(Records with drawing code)

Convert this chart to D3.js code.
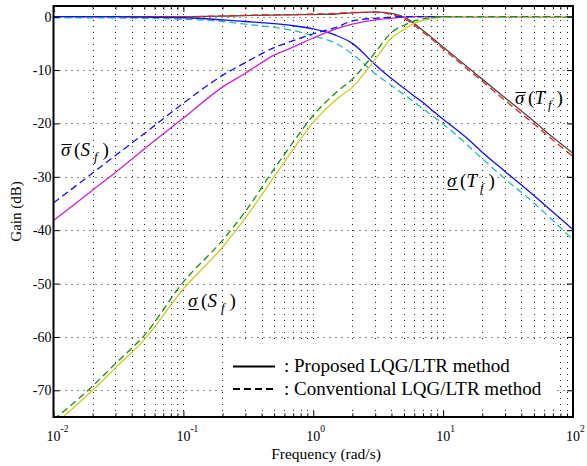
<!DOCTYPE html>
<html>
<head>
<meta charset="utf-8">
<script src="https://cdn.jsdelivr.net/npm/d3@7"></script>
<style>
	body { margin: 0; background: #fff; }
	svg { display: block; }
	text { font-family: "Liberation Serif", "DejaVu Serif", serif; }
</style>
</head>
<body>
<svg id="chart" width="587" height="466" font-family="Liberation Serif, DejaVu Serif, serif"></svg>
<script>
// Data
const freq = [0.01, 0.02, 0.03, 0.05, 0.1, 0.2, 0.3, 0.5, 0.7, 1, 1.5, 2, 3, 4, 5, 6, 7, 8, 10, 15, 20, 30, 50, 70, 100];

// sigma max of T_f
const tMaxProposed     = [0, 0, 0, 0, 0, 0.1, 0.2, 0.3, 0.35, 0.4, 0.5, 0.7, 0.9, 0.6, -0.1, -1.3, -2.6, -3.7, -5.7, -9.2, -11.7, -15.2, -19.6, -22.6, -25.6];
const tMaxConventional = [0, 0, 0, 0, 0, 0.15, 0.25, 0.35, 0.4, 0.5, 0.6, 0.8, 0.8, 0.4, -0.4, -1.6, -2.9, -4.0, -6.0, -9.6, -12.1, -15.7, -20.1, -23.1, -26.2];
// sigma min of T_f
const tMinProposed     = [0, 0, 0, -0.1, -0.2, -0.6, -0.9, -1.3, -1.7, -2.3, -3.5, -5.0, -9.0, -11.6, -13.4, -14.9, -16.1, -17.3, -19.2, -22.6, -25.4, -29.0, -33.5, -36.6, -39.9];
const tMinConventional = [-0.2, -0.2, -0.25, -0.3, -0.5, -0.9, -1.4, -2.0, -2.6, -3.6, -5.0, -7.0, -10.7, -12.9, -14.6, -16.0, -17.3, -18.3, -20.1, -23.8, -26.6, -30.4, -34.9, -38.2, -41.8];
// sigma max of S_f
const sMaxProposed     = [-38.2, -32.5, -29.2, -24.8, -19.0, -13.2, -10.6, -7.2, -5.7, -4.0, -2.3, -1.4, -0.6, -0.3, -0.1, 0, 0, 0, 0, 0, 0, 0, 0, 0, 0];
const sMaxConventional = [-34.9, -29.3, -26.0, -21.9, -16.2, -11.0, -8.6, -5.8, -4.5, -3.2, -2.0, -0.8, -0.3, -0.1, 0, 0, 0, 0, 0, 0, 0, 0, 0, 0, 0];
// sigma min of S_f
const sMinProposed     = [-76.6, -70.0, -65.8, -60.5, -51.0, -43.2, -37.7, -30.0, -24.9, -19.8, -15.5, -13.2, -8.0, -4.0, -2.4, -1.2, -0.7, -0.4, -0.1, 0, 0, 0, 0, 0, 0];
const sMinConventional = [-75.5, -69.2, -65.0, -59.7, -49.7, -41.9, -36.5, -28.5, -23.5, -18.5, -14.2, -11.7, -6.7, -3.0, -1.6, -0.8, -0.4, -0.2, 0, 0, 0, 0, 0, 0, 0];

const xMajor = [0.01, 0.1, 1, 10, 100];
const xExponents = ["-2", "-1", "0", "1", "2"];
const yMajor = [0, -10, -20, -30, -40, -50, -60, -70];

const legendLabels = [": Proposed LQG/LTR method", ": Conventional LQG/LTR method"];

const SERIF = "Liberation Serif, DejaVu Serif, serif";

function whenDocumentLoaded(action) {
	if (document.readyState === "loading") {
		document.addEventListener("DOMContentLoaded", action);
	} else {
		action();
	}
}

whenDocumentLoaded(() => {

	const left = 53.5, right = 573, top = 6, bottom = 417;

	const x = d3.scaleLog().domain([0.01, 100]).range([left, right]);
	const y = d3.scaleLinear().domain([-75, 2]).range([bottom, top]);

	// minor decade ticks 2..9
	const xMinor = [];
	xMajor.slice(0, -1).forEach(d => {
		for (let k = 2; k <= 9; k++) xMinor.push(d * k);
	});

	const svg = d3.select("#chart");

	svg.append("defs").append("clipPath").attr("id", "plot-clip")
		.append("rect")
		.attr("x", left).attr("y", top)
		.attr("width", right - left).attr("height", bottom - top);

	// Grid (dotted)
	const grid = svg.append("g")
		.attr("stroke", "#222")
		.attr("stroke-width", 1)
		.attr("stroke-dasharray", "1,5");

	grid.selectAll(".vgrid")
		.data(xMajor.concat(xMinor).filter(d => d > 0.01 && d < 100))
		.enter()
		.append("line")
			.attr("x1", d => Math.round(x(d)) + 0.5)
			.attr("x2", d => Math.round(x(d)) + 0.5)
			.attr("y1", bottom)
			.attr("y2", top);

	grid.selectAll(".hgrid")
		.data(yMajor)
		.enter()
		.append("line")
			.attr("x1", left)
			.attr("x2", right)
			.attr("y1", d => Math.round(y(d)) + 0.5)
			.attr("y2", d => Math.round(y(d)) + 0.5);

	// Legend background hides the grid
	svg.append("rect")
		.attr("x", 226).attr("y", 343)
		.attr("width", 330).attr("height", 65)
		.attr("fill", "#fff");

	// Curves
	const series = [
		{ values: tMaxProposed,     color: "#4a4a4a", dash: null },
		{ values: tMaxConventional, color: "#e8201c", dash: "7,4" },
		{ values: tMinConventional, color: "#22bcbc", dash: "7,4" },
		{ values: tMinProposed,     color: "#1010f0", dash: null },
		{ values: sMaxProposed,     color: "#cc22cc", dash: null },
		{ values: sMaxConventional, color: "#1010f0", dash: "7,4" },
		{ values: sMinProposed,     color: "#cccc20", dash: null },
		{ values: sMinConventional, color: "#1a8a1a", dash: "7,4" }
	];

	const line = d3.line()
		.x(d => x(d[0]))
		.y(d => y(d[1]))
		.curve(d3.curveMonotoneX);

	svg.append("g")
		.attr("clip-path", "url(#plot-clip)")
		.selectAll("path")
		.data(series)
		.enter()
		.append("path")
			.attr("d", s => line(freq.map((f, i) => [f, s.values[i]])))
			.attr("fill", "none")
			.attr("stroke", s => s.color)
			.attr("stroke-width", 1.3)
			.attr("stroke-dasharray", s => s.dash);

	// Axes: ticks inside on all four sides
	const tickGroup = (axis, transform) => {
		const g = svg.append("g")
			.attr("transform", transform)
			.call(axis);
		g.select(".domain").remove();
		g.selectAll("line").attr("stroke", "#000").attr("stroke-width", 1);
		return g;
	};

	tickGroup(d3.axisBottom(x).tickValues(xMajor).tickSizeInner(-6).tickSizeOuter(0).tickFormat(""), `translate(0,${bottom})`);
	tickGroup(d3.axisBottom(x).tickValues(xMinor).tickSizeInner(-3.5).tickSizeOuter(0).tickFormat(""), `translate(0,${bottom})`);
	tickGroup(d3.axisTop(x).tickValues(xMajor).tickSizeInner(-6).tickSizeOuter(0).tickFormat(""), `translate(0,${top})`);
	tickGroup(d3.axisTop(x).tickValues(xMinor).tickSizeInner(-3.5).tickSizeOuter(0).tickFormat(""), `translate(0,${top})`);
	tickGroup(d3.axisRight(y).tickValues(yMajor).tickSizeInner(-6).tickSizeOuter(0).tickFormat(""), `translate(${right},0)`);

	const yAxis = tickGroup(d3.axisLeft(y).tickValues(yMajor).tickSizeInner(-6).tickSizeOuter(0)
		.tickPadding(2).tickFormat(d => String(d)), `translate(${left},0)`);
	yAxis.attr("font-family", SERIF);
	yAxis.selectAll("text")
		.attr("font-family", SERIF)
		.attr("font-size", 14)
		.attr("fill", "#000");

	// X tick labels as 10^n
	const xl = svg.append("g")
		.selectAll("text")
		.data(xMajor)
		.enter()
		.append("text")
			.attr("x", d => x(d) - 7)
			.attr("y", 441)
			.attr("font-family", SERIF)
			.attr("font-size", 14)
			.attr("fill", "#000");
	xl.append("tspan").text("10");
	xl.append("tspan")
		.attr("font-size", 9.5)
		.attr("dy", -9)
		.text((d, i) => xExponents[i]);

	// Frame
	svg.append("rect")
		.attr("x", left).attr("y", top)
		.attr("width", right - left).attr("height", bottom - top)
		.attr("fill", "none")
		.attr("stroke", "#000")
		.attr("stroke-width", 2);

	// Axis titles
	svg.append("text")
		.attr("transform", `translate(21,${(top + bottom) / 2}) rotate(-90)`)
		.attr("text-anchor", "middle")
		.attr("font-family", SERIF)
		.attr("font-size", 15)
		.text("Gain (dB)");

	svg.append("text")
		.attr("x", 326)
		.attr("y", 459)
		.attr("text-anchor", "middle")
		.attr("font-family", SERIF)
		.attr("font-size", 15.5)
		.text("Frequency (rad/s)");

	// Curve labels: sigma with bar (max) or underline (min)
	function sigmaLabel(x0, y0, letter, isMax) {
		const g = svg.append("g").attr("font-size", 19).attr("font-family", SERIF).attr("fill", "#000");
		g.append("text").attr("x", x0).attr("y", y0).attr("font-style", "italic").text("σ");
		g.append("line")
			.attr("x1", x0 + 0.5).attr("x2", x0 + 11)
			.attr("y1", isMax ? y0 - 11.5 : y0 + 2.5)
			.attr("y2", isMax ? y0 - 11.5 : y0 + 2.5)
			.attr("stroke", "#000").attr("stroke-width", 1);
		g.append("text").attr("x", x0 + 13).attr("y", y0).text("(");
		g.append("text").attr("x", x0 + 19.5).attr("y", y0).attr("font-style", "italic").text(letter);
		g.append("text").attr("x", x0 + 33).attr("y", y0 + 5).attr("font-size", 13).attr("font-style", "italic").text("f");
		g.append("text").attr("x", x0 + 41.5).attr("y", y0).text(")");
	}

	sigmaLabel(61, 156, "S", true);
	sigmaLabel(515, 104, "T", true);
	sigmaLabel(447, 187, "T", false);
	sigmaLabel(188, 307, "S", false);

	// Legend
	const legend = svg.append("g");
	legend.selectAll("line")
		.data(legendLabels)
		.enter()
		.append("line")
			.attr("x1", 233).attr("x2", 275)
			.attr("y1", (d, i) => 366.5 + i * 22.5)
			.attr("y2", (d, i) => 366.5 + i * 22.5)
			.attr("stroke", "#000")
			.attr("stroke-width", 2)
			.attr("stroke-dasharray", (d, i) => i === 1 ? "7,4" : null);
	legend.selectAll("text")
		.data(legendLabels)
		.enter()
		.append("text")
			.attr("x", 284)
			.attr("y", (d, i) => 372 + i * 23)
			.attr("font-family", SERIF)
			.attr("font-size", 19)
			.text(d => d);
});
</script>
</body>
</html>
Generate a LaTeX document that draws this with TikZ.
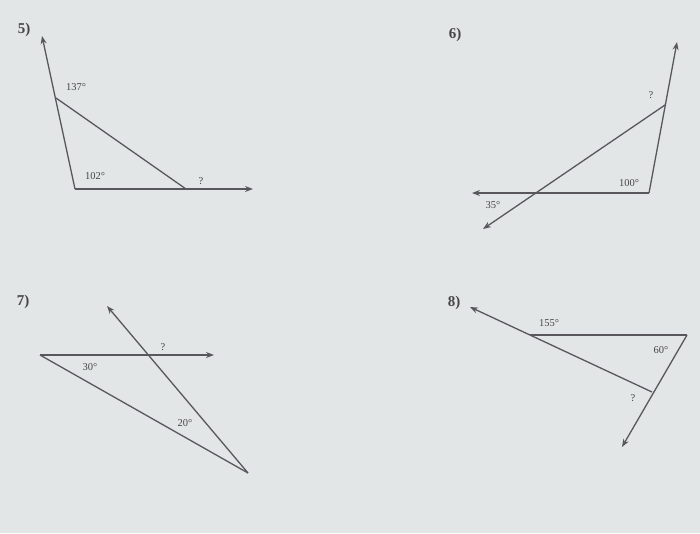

» Exercise brief: Repeat exactly the lines from the first line of the records above through the line containing "50, 70, 100];", both included. Leave out the pictures.

» Response for this exercise:
Convert this chart to D3.js code.
<!DOCTYPE html>
<html>
<head>
<meta charset="utf-8">
<script src="https://cdn.jsdelivr.net/npm/d3@7"></script>
<style>
	body { margin: 0; background: #fff; }
	svg { display: block; }
	text { font-family: "Liberation Serif", "DejaVu Serif", serif; }
</style>
</head>
<body>
<svg id="chart" width="587" height="466" font-family="Liberation Serif, DejaVu Serif, serif"></svg>
<script>
// Data
const freq = [0.01, 0.02, 0.03, 0.05, 0.1, 0.2, 0.3, 0.5, 0.7, 1, 1.5, 2, 3, 4, 5, 6, 7, 8, 10, 15, 20, 30, 50, 70, 100];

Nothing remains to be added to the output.